» EXERCISE DESCRIPTION
All entries are to be quoted exactly; the images stay out of the copy.

» Records from a dataset
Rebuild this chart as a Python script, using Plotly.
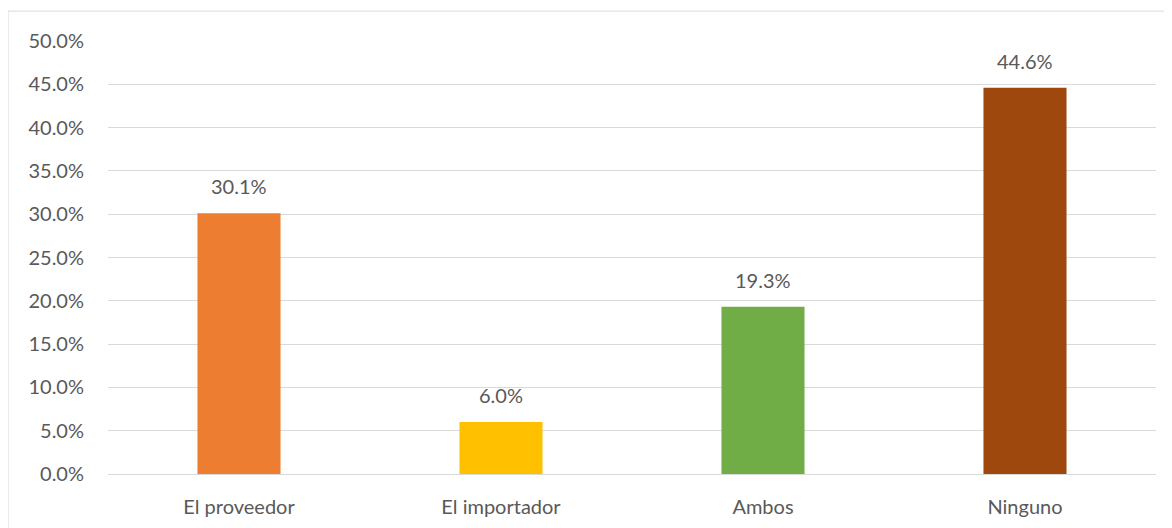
import plotly.graph_objects as go

categories = ["El proveedor", "El importador", "Ambos", "Ninguno"]
values = [30.1, 6.0, 19.3, 44.6]
colors = ["#ED7D31", "#FFC000", "#70AD47", "#9E480E"]
y_ticks = [0, 5, 10, 15, 20, 25, 30, 35, 40, 45, 50]
y_tick_labels = [f"{v:.1f}%" for v in y_ticks]

FONT = "Lato"
TXT = "#595959"

fig = go.Figure()
fig.add_trace(go.Bar(
    x=categories, y=values, marker=dict(color=colors, line=dict(width=0)),
    width=0.317, hoverinfo="skip",
))
for c, v in zip(categories, values):
    fig.add_annotation(x=c, y=v, text=f"{v:.1f}%", showarrow=False,
                       yanchor="bottom", yshift=13,
                       font=dict(family=FONT, size=20, color=TXT))

fig.update_layout(
    width=1164, height=520,
    margin=dict(l=100, r=16, t=33, b=54),
    paper_bgcolor="white", plot_bgcolor="white",
    showlegend=False,
    font=dict(family=FONT, size=20, color=TXT),
    xaxis=dict(showgrid=False, showline=False, zeroline=False, automargin=False,
               ticks="outside", ticklen=15, tickcolor="rgba(0,0,0,0)",
               tickfont=dict(family=FONT, size=20, color=TXT)),
    yaxis=dict(range=[0, 50], tickvals=y_ticks, ticktext=y_tick_labels,
               automargin=False,
               showgrid=True, gridcolor="#D9D9D9", gridwidth=1,
               zeroline=True, zerolinecolor="#D9D9D9", zerolinewidth=1,
               showline=False, ticks="outside", ticklen=19,
               tickcolor="rgba(0,0,0,0)",
               tickfont=dict(family=FONT, size=20, color=TXT)),
    shapes=[dict(type="rect", xref="paper", yref="paper",
                 x0=-0.0954, x1=1.03, y0=-0.3, y1=1.069,
                 line=dict(color="#D9D9D9", width=1), layer="below")],
)
fig.write_html("out.html")
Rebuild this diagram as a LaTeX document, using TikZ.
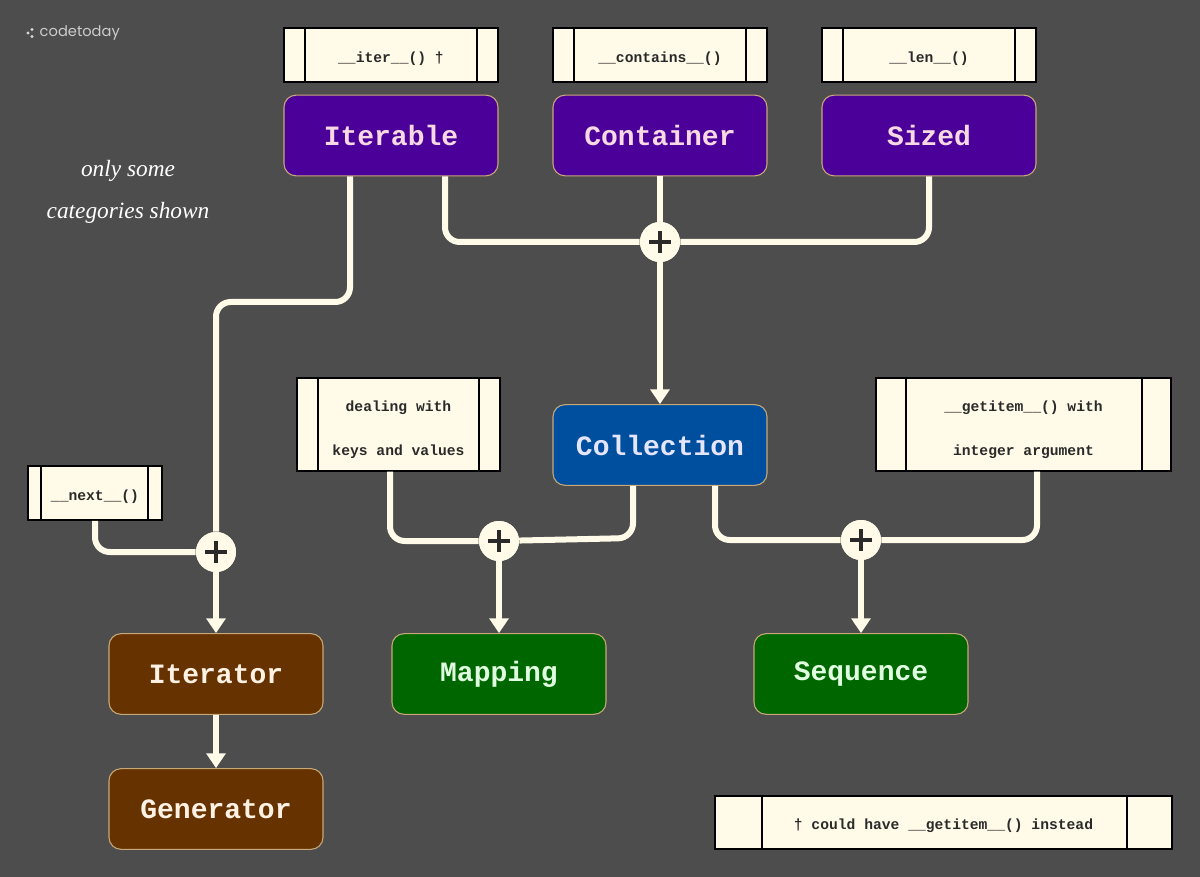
\documentclass[tikz,border=0pt]{standalone}
\usepackage{fontspec}
\setmainfont{Liberation Serif}
\newfontfamily\mono{Liberation Mono}
\newfontfamily\logo{Poppins}
\usetikzlibrary{arrows.meta}
\definecolor{bg}{HTML}{4D4D4D}
\definecolor{cream}{HTML}{FFFBE8}
\definecolor{purp}{HTML}{4B0099}
\definecolor{blu}{HTML}{004F9E}
\definecolor{brn}{HTML}{663300}
\definecolor{grn}{HTML}{006600}
\definecolor{bord}{HTML}{C8A878}
\definecolor{ink}{HTML}{2A2A2A}
\begin{document}
\begin{tikzpicture}[x=0.75pt,y=-0.75pt,
  box/.style={draw=bord,line width=0.8pt,rounded corners=9pt,minimum width=160.5pt,minimum height=60.5pt,font=\mono\bfseries\fontsize{21}{21}\selectfont},
  pur/.style={box,fill=purp,text=purple!15!white},
  blue/.style={box,fill=blu,text=blue!10!white},
  brown/.style={box,fill=brn,text=orange!10!white},
  green/.style={box,fill=grn,text=green!12!white},
  note/.style={draw=black,line width=1.2pt,fill=cream,text=ink,align=center,font=\mono\bfseries\fontsize{11}{33}\selectfont},
  ntext/.style={text=ink,align=center,font=\mono\bfseries\fontsize{11}{33}\selectfont},
  wire/.style={draw=cream,line width=4.5pt,rounded corners=11pt},
  arr/.style={wire,-{Triangle[width=14pt,length=11pt]}},
  plus/.style={circle,fill=cream,minimum size=30pt,inner sep=0pt}]
\fill[bg] (0,0) rectangle (1200,877);
% logo
\node[anchor=west,text=white!80!black,font=\logo\fontsize{11}{10}\selectfont] (lg) at (35,33) {codetoday};
\foreach \p in {(28,33),(32,29.5),(32,36.5)} \fill[white!85!black] \p circle (1.3pt);
\node[text=white,font=\itshape\fontsize{17.5}{31}\selectfont,align=center] (cap) at (128,192) {only some\\categories shown};
% top notes
\foreach \n/\x/\t in {n1/391/\_\_iter\_\_() †, n2/660/\_\_contains\_\_(), n3/929/\_\_len\_\_()}{
  \node[note,minimum width=160.5pt,minimum height=40.5pt] (\n) at (\x,55) {};
  \node[ntext] at (\x,59) {\t};
  \draw[black,line width=1.2pt] (\x-86,28) -- (\x-86,82) (\x+86,28) -- (\x+86,82);}
\node[pur] (it) at (391,135.5) {Iterable};
\node[pur] (co) at (660,135.5) {Container};
\node[pur] (si) at (929,135.5) {Sized};
\node[blue] (col) at (660,445) {Collection};
\node[brown] (itr) at (216,674) {Iterator};
\node[brown] (gen) at (216,809) {Generator};
\node[green] (map) at (499,674) {Mapping};
\node[green] (seq) at (861,674) {Sequence};
% mid notes
\node[note,minimum width=152pt,minimum height=69.5pt] (dk) at (398.5,424.5) {};
\node[ntext] at (398.5,430) {dealing with\\keys and values};
\draw[black,line width=1.2pt] (318,378) -- (318,471) (479,378) -- (479,471);
\node[note,minimum width=221pt,minimum height=69.5pt] (gi) at (1023.5,424.5) {};
\node[ntext] at (1023.5,430) {\_\_getitem\_\_() with\\integer argument};
\draw[black,line width=1.2pt] (906,378) -- (906,471) (1142,378) -- (1142,471);
\node[note,minimum width=100.5pt,minimum height=40.5pt] (nx) at (95,493) {};
\node[ntext] at (95,497) {\_\_next\_\_()};
\draw[black,line width=1.2pt] (41,466) -- (41,520) (148,466) -- (148,520);
\node[note,minimum width=342.75pt,minimum height=39.75pt] (fn) at (943.5,822.5) {};
\node[ntext] at (943.5,826) {† could have \_\_getitem\_\_() instead};
\draw[black,line width=1.2pt] (762,796) -- (762,849) (1127,796) -- (1127,849);
% plus nodes
\node[plus] (p1) at (660,242) {};
\node[plus] (p2) at (216,552) {};
\node[plus] (p3) at (499,541) {};
\node[plus] (p4) at (861,540) {};
% wires
\draw[wire] (it.south -| 445,0) |- (p1);
\draw[wire] (si.south) |- (p1);
\draw[wire] (co.south) -- (p1);
\draw[arr] (p1) -- (col.north);
\draw[wire] (it.south -| 350,0) -- (350,302) -- (216,302) -- (p2);
\draw[wire] (nx.south) |- (p2);
\draw[arr] (p2) -- (itr.north);
\draw[arr] (itr) -- (gen);
\draw[wire] (dk.south -| 390,0) |- (p3);
\draw[wire] (col.south -| 633,0) -- (633,538) -- (p3);
\draw[arr] (p3) -- (map.north);
\draw[wire] (col.south -| 715,0) |- (p4);
\draw[wire] (gi.south -| 1037,0) |- (p4);
\draw[arr] (p4) -- (seq.north);
\foreach \q in {p1,p2,p3,p4}{
  \node[plus] at (\q) {};
  \draw[ink,line width=3pt] ([xshift=-8pt]\q.center) -- ([xshift=8pt]\q.center) ([yshift=-8pt]\q.center) -- ([yshift=8pt]\q.center);}
\end{tikzpicture}
\end{document}
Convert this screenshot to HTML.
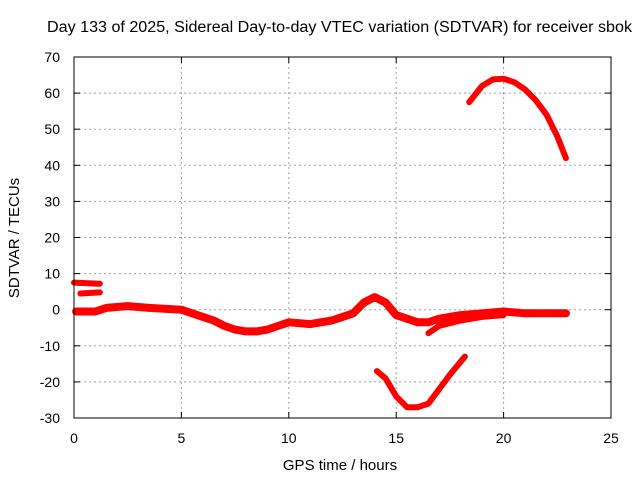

» RESULT FOR THIS EXERCISE
Rebuild this chart as a Python script, using Plotly.
import plotly.graph_objects as go

categories = ["El proveedor", "El importador", "Ambos", "Ninguno"]
values = [30.1, 6.0, 19.3, 44.6]
colors = ["#ED7D31", "#FFC000", "#70AD47", "#9E480E"]
y_ticks = [0, 5, 10, 15, 20, 25, 30, 35, 40, 45, 50]
y_tick_labels = [f"{v:.1f}%" for v in y_ticks]

FONT = "Lato"
TXT = "#595959"

fig = go.Figure()
fig.add_trace(go.Bar(
    x=categories, y=values, marker=dict(color=colors, line=dict(width=0)),
    width=0.317, hoverinfo="skip",
))
for c, v in zip(categories, values):
    fig.add_annotation(x=c, y=v, text=f"{v:.1f}%", showarrow=False,
                       yanchor="bottom", yshift=13,
                       font=dict(family=FONT, size=20, color=TXT))

fig.update_layout(
    width=1164, height=520,
    margin=dict(l=100, r=16, t=33, b=54),
    paper_bgcolor="white", plot_bgcolor="white",
    showlegend=False,
    font=dict(family=FONT, size=20, color=TXT),
    xaxis=dict(showgrid=False, showline=False, zeroline=False, automargin=False,
               ticks="outside", ticklen=15, tickcolor="rgba(0,0,0,0)",
               tickfont=dict(family=FONT, size=20, color=TXT)),
    yaxis=dict(range=[0, 50], tickvals=y_ticks, ticktext=y_tick_labels,
               automargin=False,
               showgrid=True, gridcolor="#D9D9D9", gridwidth=1,
               zeroline=True, zerolinecolor="#D9D9D9", zerolinewidth=1,
               showline=False, ticks="outside", ticklen=19,
               tickcolor="rgba(0,0,0,0)",
               tickfont=dict(family=FONT, size=20, color=TXT)),
    shapes=[dict(type="rect", xref="paper", yref="paper",
                 x0=-0.0954, x1=1.03, y0=-0.3, y1=1.069,
                 line=dict(color="#D9D9D9", width=1), layer="below")],
)
fig.write_html("out.html")
Rebuild this diagram as a LaTeX document, using TikZ.
\documentclass[tikz,border=0pt]{standalone}
\usepackage{fontspec}
\setmainfont{Liberation Serif}
\newfontfamily\mono{Liberation Mono}
\newfontfamily\logo{Poppins}
\usetikzlibrary{arrows.meta}
\definecolor{bg}{HTML}{4D4D4D}
\definecolor{cream}{HTML}{FFFBE8}
\definecolor{purp}{HTML}{4B0099}
\definecolor{blu}{HTML}{004F9E}
\definecolor{brn}{HTML}{663300}
\definecolor{grn}{HTML}{006600}
\definecolor{bord}{HTML}{C8A878}
\definecolor{ink}{HTML}{2A2A2A}
\begin{document}
\begin{tikzpicture}[x=0.75pt,y=-0.75pt,
  box/.style={draw=bord,line width=0.8pt,rounded corners=9pt,minimum width=160.5pt,minimum height=60.5pt,font=\mono\bfseries\fontsize{21}{21}\selectfont},
  pur/.style={box,fill=purp,text=purple!15!white},
  blue/.style={box,fill=blu,text=blue!10!white},
  brown/.style={box,fill=brn,text=orange!10!white},
  green/.style={box,fill=grn,text=green!12!white},
  note/.style={draw=black,line width=1.2pt,fill=cream,text=ink,align=center,font=\mono\bfseries\fontsize{11}{33}\selectfont},
  ntext/.style={text=ink,align=center,font=\mono\bfseries\fontsize{11}{33}\selectfont},
  wire/.style={draw=cream,line width=4.5pt,rounded corners=11pt},
  arr/.style={wire,-{Triangle[width=14pt,length=11pt]}},
  plus/.style={circle,fill=cream,minimum size=30pt,inner sep=0pt}]
\fill[bg] (0,0) rectangle (1200,877);
% logo
\node[anchor=west,text=white!80!black,font=\logo\fontsize{11}{10}\selectfont] (lg) at (35,33) {codetoday};
\foreach \p in {(28,33),(32,29.5),(32,36.5)} \fill[white!85!black] \p circle (1.3pt);
\node[text=white,font=\itshape\fontsize{17.5}{31}\selectfont,align=center] (cap) at (128,192) {only some\\categories shown};
% top notes
\foreach \n/\x/\t in {n1/391/\_\_iter\_\_() †, n2/660/\_\_contains\_\_(), n3/929/\_\_len\_\_()}{
  \node[note,minimum width=160.5pt,minimum height=40.5pt] (\n) at (\x,55) {};
  \node[ntext] at (\x,59) {\t};
  \draw[black,line width=1.2pt] (\x-86,28) -- (\x-86,82) (\x+86,28) -- (\x+86,82);}
\node[pur] (it) at (391,135.5) {Iterable};
\node[pur] (co) at (660,135.5) {Container};
\node[pur] (si) at (929,135.5) {Sized};
\node[blue] (col) at (660,445) {Collection};
\node[brown] (itr) at (216,674) {Iterator};
\node[brown] (gen) at (216,809) {Generator};
\node[green] (map) at (499,674) {Mapping};
\node[green] (seq) at (861,674) {Sequence};
% mid notes
\node[note,minimum width=152pt,minimum height=69.5pt] (dk) at (398.5,424.5) {};
\node[ntext] at (398.5,430) {dealing with\\keys and values};
\draw[black,line width=1.2pt] (318,378) -- (318,471) (479,378) -- (479,471);
\node[note,minimum width=221pt,minimum height=69.5pt] (gi) at (1023.5,424.5) {};
\node[ntext] at (1023.5,430) {\_\_getitem\_\_() with\\integer argument};
\draw[black,line width=1.2pt] (906,378) -- (906,471) (1142,378) -- (1142,471);
\node[note,minimum width=100.5pt,minimum height=40.5pt] (nx) at (95,493) {};
\node[ntext] at (95,497) {\_\_next\_\_()};
\draw[black,line width=1.2pt] (41,466) -- (41,520) (148,466) -- (148,520);
\node[note,minimum width=342.75pt,minimum height=39.75pt] (fn) at (943.5,822.5) {};
\node[ntext] at (943.5,826) {† could have \_\_getitem\_\_() instead};
\draw[black,line width=1.2pt] (762,796) -- (762,849) (1127,796) -- (1127,849);
% plus nodes
\node[plus] (p1) at (660,242) {};
\node[plus] (p2) at (216,552) {};
\node[plus] (p3) at (499,541) {};
\node[plus] (p4) at (861,540) {};
% wires
\draw[wire] (it.south -| 445,0) |- (p1);
\draw[wire] (si.south) |- (p1);
\draw[wire] (co.south) -- (p1);
\draw[arr] (p1) -- (col.north);
\draw[wire] (it.south -| 350,0) -- (350,302) -- (216,302) -- (p2);
\draw[wire] (nx.south) |- (p2);
\draw[arr] (p2) -- (itr.north);
\draw[arr] (itr) -- (gen);
\draw[wire] (dk.south -| 390,0) |- (p3);
\draw[wire] (col.south -| 633,0) -- (633,538) -- (p3);
\draw[arr] (p3) -- (map.north);
\draw[wire] (col.south -| 715,0) |- (p4);
\draw[wire] (gi.south -| 1037,0) |- (p4);
\draw[arr] (p4) -- (seq.north);
\foreach \q in {p1,p2,p3,p4}{
  \node[plus] at (\q) {};
  \draw[ink,line width=3pt] ([xshift=-8pt]\q.center) -- ([xshift=8pt]\q.center) ([yshift=-8pt]\q.center) -- ([yshift=8pt]\q.center);}
\end{tikzpicture}
\end{document}
Convert this screenshot to HTML.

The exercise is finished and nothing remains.